Cape Town made headlines in 2018 as the city that almost ran out of water. I started my sabbatical in March 2020* to learn about Cape Town’s water crisis and what the city is doing to prevent a repeat of that experience. Two years after the 2018 crisis, dams are now filled to around 60% capacity, compared to just 24% in February 2018. Restrictions are now at Level 1, which includes the least strict water saving measures (e.g. irrigation for gardening only before 9am and after 6pm). Due to climate change, water-related shocks are likely to become more frequent and intense in the near future (see Fig 1).
Due to proactive water management, residential water use dropped considerably, and Cape Town’s overall water demand declined by 55% from pre-drought levels – the greatest water saving ever achieved by a metropolitan-sized city without resorting to intermittent water supply. In May 2018, the International Water Association awarded a Certificate of Excellence to Cape Town for reducing water demand by more than half in two years, despite a 30% increase in population in the past decade.

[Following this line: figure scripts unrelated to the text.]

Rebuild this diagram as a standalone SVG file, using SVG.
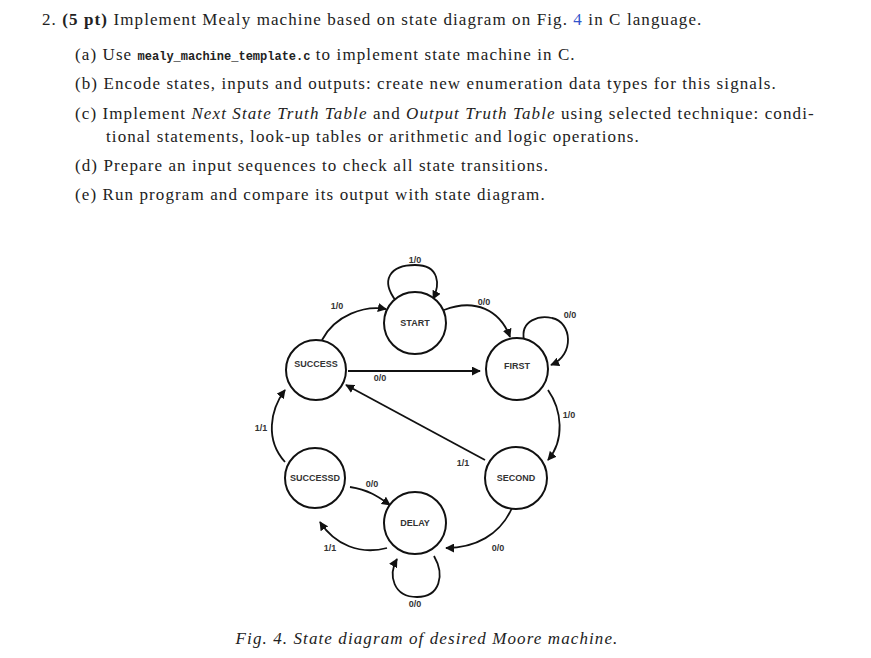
<svg xmlns="http://www.w3.org/2000/svg" width="871" height="658" viewBox="0 0 871 658">
<style>
.t{font-family:"Liberation Serif",serif;font-size:17px;letter-spacing:1.1px;fill:#222}
.m{font-family:"Liberation Mono",monospace;font-size:12px;font-weight:bold;letter-spacing:0}
.n circle{fill:#fff;stroke:#111;stroke-width:2}
.n text,.l{font-family:"Liberation Sans",Arial,sans-serif;font-size:9px;font-weight:bold;fill:#333;text-anchor:middle}
#edges path{fill:none;stroke:#111;stroke-width:1.8;marker-end:url(#a)}
</style>
<defs><marker id="a" viewBox="0 0 10 10" refX="9" refY="5" markerWidth="5" markerHeight="5" orient="auto"><path d="M0,0L10,5L0,10z" fill="#111"/></marker></defs>
<rect width="871" height="658" fill="#fff"/>
<text class="t" x="42" y="25">2. <tspan font-weight="bold">(5 pt)</tspan> Implement Mealy machine based on state diagram on Fig. <tspan fill="#3355cc">4</tspan> in C language.</text>
<text class="t" x="75" y="60">(a)  Use <tspan class="m">mealy_machine_template.c</tspan> to implement state machine in C.</text>
<text class="t" x="75" y="89">(b)  Encode states, inputs and outputs: create new enumeration data types for this signals.</text>
<text class="t" x="75" y="119">(c)  Implement <tspan font-style="italic">Next State Truth Table</tspan> and <tspan font-style="italic">Output Truth Table</tspan> using selected technique: condi-</text>
<text class="t" x="106" y="142">tional statements, look-up tables or arithmetic and logic operations.</text>
<text class="t" x="75" y="171">(d)  Prepare an input sequences to check all state transitions.</text>
<text class="t" x="75" y="200">(e)  Run program and compare its output with state diagram.</text>
<g id="edges">
<path d="M396,301 C380,280 390,265 415,265 C440,265 440,285 433,299"/>
<path d="M322,340 C335,315 365,305 386,309"/>
<path d="M444,310 C475,298 500,310 510,337"/>
<path d="M524,340 C520,320 540,315 552,318 C572,322 575,355 551,365"/>
<path d="M348,371 L480,371"/>
<path d="M485,460 L346,385"/>
<path d="M548,390 C562,410 565,440 548,460"/>
<path d="M512,508 C500,535 475,548 446,548"/>
<path d="M350,487 C370,490 380,498 390,505"/>
<path d="M387,548 C360,555 335,545 320,522"/>
<path d="M434,556 C445,575 440,597 417,597 C393,597 388,575 397,559"/>
<path d="M285,462 C265,440 270,410 285,390"/>
</g>
<g class="l">
<text x="415" y="263">1/0</text><text x="337" y="309">1/0</text><text x="484" y="305">0/0</text>
<text x="570" y="318">0/0</text><text x="380" y="381">0/0</text><text x="569" y="418">1/0</text>
<text x="261" y="431">1/1</text><text x="463" y="466">1/1</text><text x="372" y="487">0/0</text>
<text x="330" y="551">1/1</text><text x="498" y="551">0/0</text><text x="415" y="607">0/0</text>
</g>
<g id="start" class="n"><circle cx="415" cy="323" r="31"/><text x="415" y="326">START</text></g>
<g id="success" class="n"><circle cx="316" cy="370" r="30"/><text x="316" y="367">SUCCESS</text></g>
<g id="first" class="n"><circle cx="517" cy="369" r="31"/><text x="517" y="369">FIRST</text></g>
<g id="successd" class="n"><circle cx="315" cy="478" r="30"/><text x="315" y="481">SUCCESSD</text></g>
<g id="second" class="n"><circle cx="516" cy="478" r="31"/><text x="516" y="481">SECOND</text></g>
<g id="delay" class="n"><circle cx="415" cy="523" r="31"/><text x="415" y="526">DELAY</text></g>
<text class="t" x="427" y="644" text-anchor="middle" font-style="italic">Fig. 4.  State diagram of desired Moore machine.</text>
</svg>
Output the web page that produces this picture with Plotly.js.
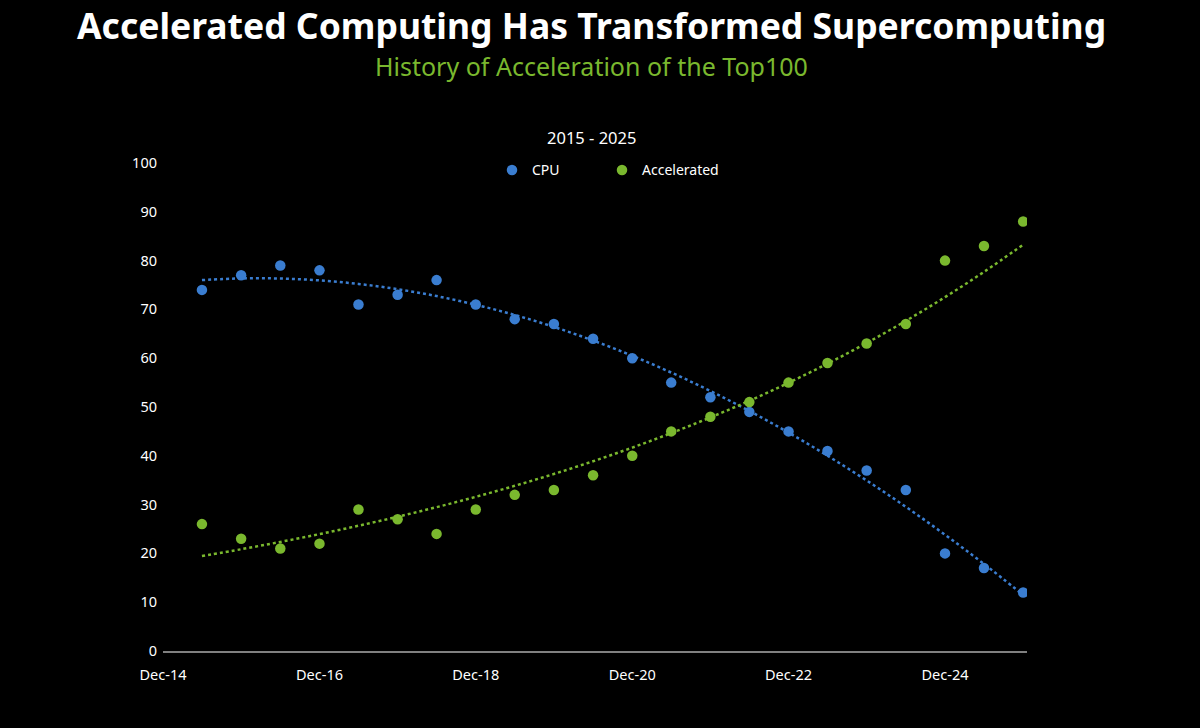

These water saving achievements greatly contributed to the city not running out of water and “avoiding Day Zero“.
Without a doubt, Cape Town is the city with the most creative messaging around water saving. Dozens of posters and signs remind citizens that saving water is the ‘new normal’ and that saving water must become part of daily routines.
Fig. 2: Water saving messages from around the city
There have been a number of lessons learned from the 2018 water crisis:
- Cities need to accelerate their climate change adaptation strategies. For instance, to date, 95% of Cape Town’s water supply still rely on surface waters’ dams. A diversity of water sources is needed to climate-proof Cape Town’s water supply.
- Local governments need to take the lead. They are more agile and closer to their citizens than regional or national governments, which are slow to move.
- You can’t manage what you don’t measure. Better data management is needed to ensure accurate and timely decision-making.
- Strong and consistent messaging and sensitisation campaigns. Cape Town provided weekly dashboard updates on remaining water reserves, coupled with progressive water restrictions that were put into place.
- Building and maintaining trust by citizens and communities. This is crucial to implement water-saving behaviour at household and business levels.
(Source: K. Winter, Future Water Institute)
The 2018 water crisis has created a sustained drop in water demand, which has risen only slightly in post-drought 2019. This is explained by consistent water saving measures at household (e.g. installation of water efficient sanitary fittings) and institutional levels and the increased use of non-potable water for irrigation and gardening. This has also led to a rethink, a number of institutional reforms and a more holistic approach to water management, fostering resilience to climate change, and supplementing surface-water supply through risk-based deployment of water supply augmentation technologies.
Ziervogel, G., 2019 “Unpacking the Cape Town Drought: Lessons Learned” – a 26 page report produced by the African Centre for Cities highlighting the main lessons learned from the water crisis.
City of Cape Town, 2020. “The Cape Town Water Strategy – our shared water future”. New strategy document that provides a roadmap for Cape Town to become a water resilient and inclusive city. https://resource.capetown.gov.za
* I was stuck in Cape Town during the South African lockdown, which began on 27 March 2020. South Africa’s lockdown was much stricter than Switzerland’s and enforced with army presence. Mid-April I was repatriated with one of EDA’s chartered flights.